*DESCRIPTION OF THE TASK*: Copy all of the material word for word, except for the pictures.

*RECORDED INFORMATION*:
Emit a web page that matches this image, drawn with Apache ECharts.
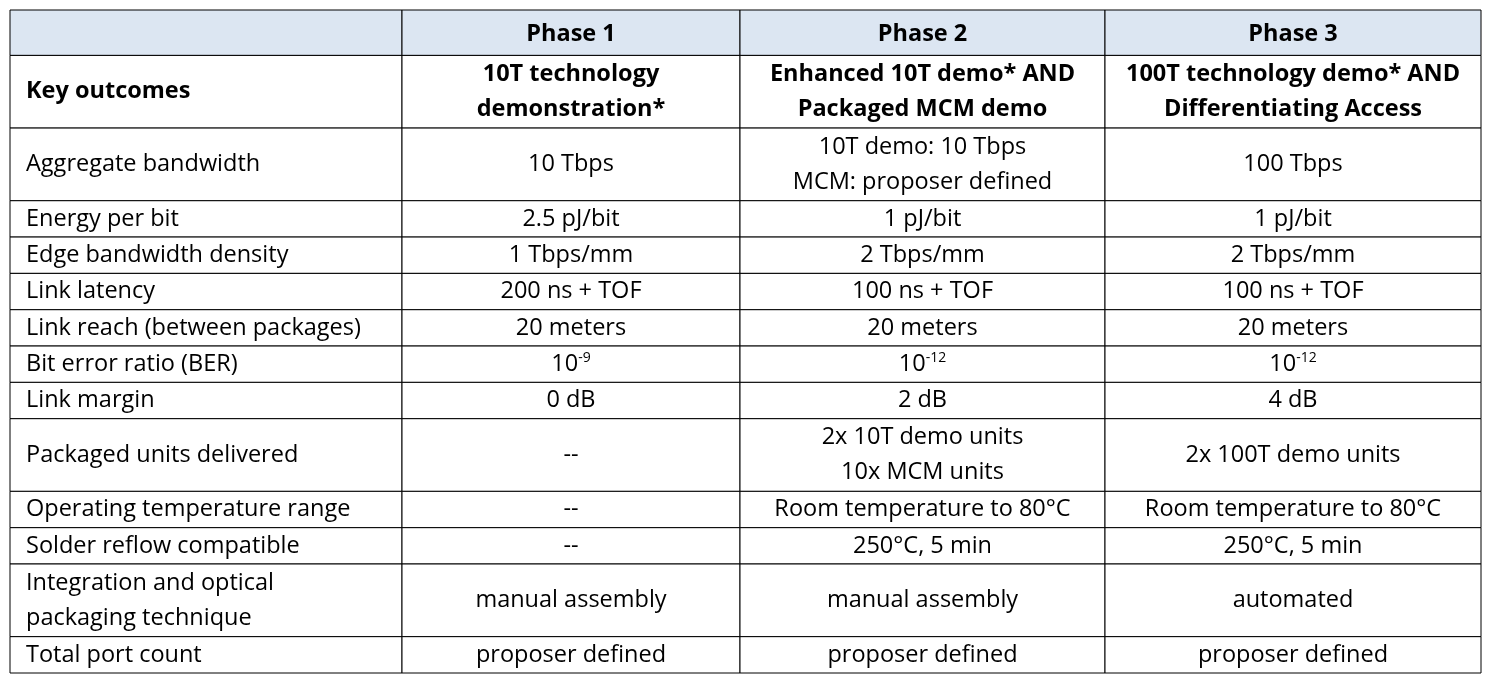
<!DOCTYPE html>
<html lang="en" style="height:100%">
<head>
<meta charset="UTF-8">
<title>Key outcomes</title>
<script src="https://cdn.jsdelivr.net/npm/echarts@6/dist/echarts.min.js"></script>
</head>
<body style="height:100%;margin:0;background:#fff">
<div id="main" style="width:1485px;height:685px;"></div>
<script type="text/javascript">
// table content
var headers = ['', 'Phase 1', 'Phase 2', 'Phase 3'];
var outcomeRow = ['Key outcomes', '10T technology\ndemonstration*', 'Enhanced 10T demo* AND\nPackaged MCM demo', '100T technology demo* AND\nDifferentiating Access'];
var metrics = ['Aggregate bandwidth', 'Energy per bit', 'Edge bandwidth density', 'Link latency',
  'Link reach (between packages)', 'Bit error ratio (BER)', 'Link margin', 'Packaged units delivered',
  'Operating temperature range', 'Solder reflow compatible', 'Integration and optical\npackaging technique', 'Total port count'];
var phase1 = ['10 Tbps', '2.5 pJ/bit', '1 Tbps/mm', '200 ns + TOF', '20 meters', '10{sup|-9}', '0 dB', '--', '--', '--', 'manual assembly', 'proposer defined'];
var phase2 = ['10T demo: 10 Tbps\nMCM: proposer defined', '1 pJ/bit', '2 Tbps/mm', '100 ns + TOF', '20 meters', '10{sup|-12}', '2 dB', '2x 10T demo units\n10x MCM units', 'Room temperature to 80°C', '250°C, 5 min', 'manual assembly', 'proposer defined'];
var phase3 = ['100 Tbps', '1 pJ/bit', '2 Tbps/mm', '100 ns + TOF', '20 meters', '10{sup|-12}', '4 dB', '2x 100T demo units', 'Room temperature to 80°C', '250°C, 5 min', 'automated', 'proposer defined'];
var colWidths = [392, 338, 365, 376];
var headerUnits = 1.25;

var rows = [headers, outcomeRow];
metrics.forEach(function (m, i) { rows.push([m, phase1[i], phase2[i], phase3[i]]); });
function lines(row) { return Math.max.apply(null, row.map(function (t) { return t.split('\n').length; })); }
var rowEdges = [0];
rows.forEach(function (r, i) { rowEdges.push(rowEdges[i] + (i === 0 ? headerUnits : lines(r))); });
var colEdges = [0];
colWidths.forEach(function (w, i) { colEdges.push(colEdges[i] + w); });

var data = [];
rows.forEach(function (r, ri) { r.forEach(function (t, ci) { data.push([ci, ri, t]); }); });

var myChart = echarts.init(document.getElementById('main'));
var option = {
  animation: false,
  grid: { left: 10, right: 4, top: 10, bottom: 12 },
  xAxis: { type: 'value', min: 0, max: colEdges[colEdges.length - 1], show: false },
  yAxis: { type: 'value', min: 0, max: rowEdges[rowEdges.length - 1], inverse: true, show: false },
  series: [{
    type: 'custom',
    data: data,
    renderItem: function (params, api) {
      var c = api.value(0), r = api.value(1);
      var t = data[params.dataIndex][2];
      var p0 = api.coord([colEdges[c], rowEdges[r]]);
      var p1 = api.coord([colEdges[c + 1], rowEdges[r + 1]]);
      var bold = r < 2;
      var left = c === 0;
      return {
        type: 'group',
        children: [{
          type: 'rect',
          shape: { x: p0[0], y: p0[1], width: p1[0] - p0[0], height: p1[1] - p0[1] },
          style: { fill: r === 0 ? '#dce6f2' : '#fff', stroke: '#000', lineWidth: 1 }
        }, {
          type: 'text',
          x: left ? p0[0] + 16 : (p0[0] + p1[0]) / 2,
          y: (p0[1] + p1[1]) / 2 + (r === 0 ? 2 : 0),
          style: {
            text: t,
            fontFamily: 'Open Sans, Liberation Sans, sans-serif',
            fontSize: 23.5,
            fontWeight: bold ? 'bold' : 'normal',
            lineHeight: 35,
            fill: '#000',
            align: left ? 'left' : 'center',
            verticalAlign: 'middle',
            rich: {
              sup: { fontSize: 14, padding: [0, 0, 13, 0], fontFamily: 'Open Sans, Liberation Sans, sans-serif' }
            }
          }
        }]
      };
    }
  }]
};
myChart.setOption(option);
</script>
</body>
</html>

*SOLUTION TO THIS TASK*:
Emit a web page that matches this image, drawn with Apache ECharts.
<!DOCTYPE html>
<html lang="en" style="height:100%">
<head>
<meta charset="UTF-8">
<title>Key outcomes</title>
<script src="https://cdn.jsdelivr.net/npm/echarts@6/dist/echarts.min.js"></script>
</head>
<body style="height:100%;margin:0;background:#fff">
<div id="main" style="width:1485px;height:685px;"></div>
<script type="text/javascript">
// table content
var headers = ['', 'Phase 1', 'Phase 2', 'Phase 3'];
var outcomeRow = ['Key outcomes', '10T technology\ndemonstration*', 'Enhanced 10T demo* AND\nPackaged MCM demo', '100T technology demo* AND\nDifferentiating Access'];
var metrics = ['Aggregate bandwidth', 'Energy per bit', 'Edge bandwidth density', 'Link latency',
  'Link reach (between packages)', 'Bit error ratio (BER)', 'Link margin', 'Packaged units delivered',
  'Operating temperature range', 'Solder reflow compatible', 'Integration and optical\npackaging technique', 'Total port count'];
var phase1 = ['10 Tbps', '2.5 pJ/bit', '1 Tbps/mm', '200 ns + TOF', '20 meters', '10{sup|-9}', '0 dB', '--', '--', '--', 'manual assembly', 'proposer defined'];
var phase2 = ['10T demo: 10 Tbps\nMCM: proposer defined', '1 pJ/bit', '2 Tbps/mm', '100 ns + TOF', '20 meters', '10{sup|-12}', '2 dB', '2x 10T demo units\n10x MCM units', 'Room temperature to 80°C', '250°C, 5 min', 'manual assembly', 'proposer defined'];
var phase3 = ['100 Tbps', '1 pJ/bit', '2 Tbps/mm', '100 ns + TOF', '20 meters', '10{sup|-12}', '4 dB', '2x 100T demo units', 'Room temperature to 80°C', '250°C, 5 min', 'automated', 'proposer defined'];
var colWidths = [392, 338, 365, 376];
var headerUnits = 1.25;

var rows = [headers, outcomeRow];
metrics.forEach(function (m, i) { rows.push([m, phase1[i], phase2[i], phase3[i]]); });
function lines(row) { return Math.max.apply(null, row.map(function (t) { return t.split('\n').length; })); }
var rowEdges = [0];
rows.forEach(function (r, i) { rowEdges.push(rowEdges[i] + (i === 0 ? headerUnits : lines(r))); });
var colEdges = [0];
colWidths.forEach(function (w, i) { colEdges.push(colEdges[i] + w); });

var data = [];
rows.forEach(function (r, ri) { r.forEach(function (t, ci) { data.push([ci, ri, t]); }); });

var myChart = echarts.init(document.getElementById('main'));
var option = {
  animation: false,
  grid: { left: 10, right: 4, top: 10, bottom: 12 },
  xAxis: { type: 'value', min: 0, max: colEdges[colEdges.length - 1], show: false },
  yAxis: { type: 'value', min: 0, max: rowEdges[rowEdges.length - 1], inverse: true, show: false },
  series: [{
    type: 'custom',
    data: data,
    renderItem: function (params, api) {
      var c = api.value(0), r = api.value(1);
      var t = data[params.dataIndex][2];
      var p0 = api.coord([colEdges[c], rowEdges[r]]);
      var p1 = api.coord([colEdges[c + 1], rowEdges[r + 1]]);
      var bold = r < 2;
      var left = c === 0;
      return {
        type: 'group',
        children: [{
          type: 'rect',
          shape: { x: p0[0], y: p0[1], width: p1[0] - p0[0], height: p1[1] - p0[1] },
          style: { fill: r === 0 ? '#dce6f2' : '#fff', stroke: '#000', lineWidth: 1 }
        }, {
          type: 'text',
          x: left ? p0[0] + 16 : (p0[0] + p1[0]) / 2,
          y: (p0[1] + p1[1]) / 2 + (r === 0 ? 2 : 0),
          style: {
            text: t,
            fontFamily: 'Open Sans, Liberation Sans, sans-serif',
            fontSize: 23.5,
            fontWeight: bold ? 'bold' : 'normal',
            lineHeight: 35,
            fill: '#000',
            align: left ? 'left' : 'center',
            verticalAlign: 'middle',
            rich: {
              sup: { fontSize: 14, padding: [0, 0, 13, 0], fontFamily: 'Open Sans, Liberation Sans, sans-serif' }
            }
          }
        }]
      };
    }
  }]
};
myChart.setOption(option);
</script>
</body>
</html>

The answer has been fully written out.